What Is an Age-Appropriate Story?
An age-appropriate story matches a child's language level, attention span, emotional development, interests, and ability to understand the plot.
For bedtime, age appropriateness also includes calm pacing. A story can be technically suitable for a child's age but still too exciting for sleep.
The best bedtime story fits both the child and the moment.
What Age-Appropriate Means
Age-appropriate storytelling includes:
- vocabulary the child can understand
- sentence length that fits attention span
- emotional themes the child can process
- story length that suits bedtime
- conflict that is not too intense
- a resolution that feels safe
For personalized stories, it also means choosing details that matter at that age.
Examples by Age
| Age | Good story fit |
|---|---|
| 1-2 | Very short, repetitive, familiar objects |
| 3-4 | Simple character, one gentle problem, clear ending |
| 5-6 | Longer story, feelings, school or friendship themes |
| 7-8 | Richer plot, choices, fairness, courage |
| 9-10 | Chapter-like stories, identity, independence, values |
A full age-by-age guide is here: Personalized Bedtime Stories by Age.
Why Age Fit Matters at Bedtime
Bedtime stories are not only about comprehension.

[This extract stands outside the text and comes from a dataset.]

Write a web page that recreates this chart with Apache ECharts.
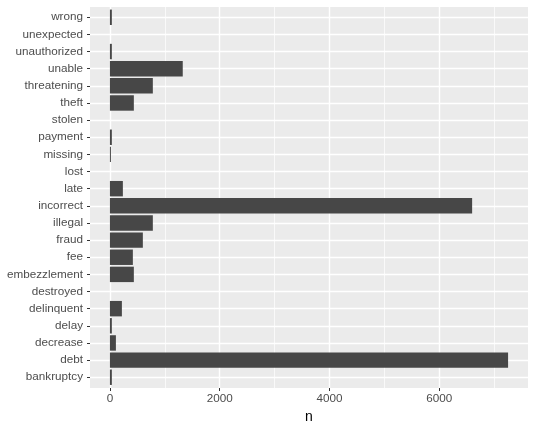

They also affect emotional state.
A story that is too advanced can:
- create confusion
- raise anxiety
- invite too many questions
- make the child more alert
- delay sleep
A story that is too simple can:
- bore the child
- reduce engagement
- make older children feel talked down to
Age fit helps the story hold attention without overstimulating the child.
Age-Appropriate AI Stories
When using an AI bedtime story generator, parents should include age directly in the prompt.
Example:
Write a calm 8-minute bedtime story for a 5-year-old. Use simple but not babyish language, one gentle problem, no scary scenes, and a reassuring ending.
The age tells the AI how to shape vocabulary, plot, length, and emotional intensity.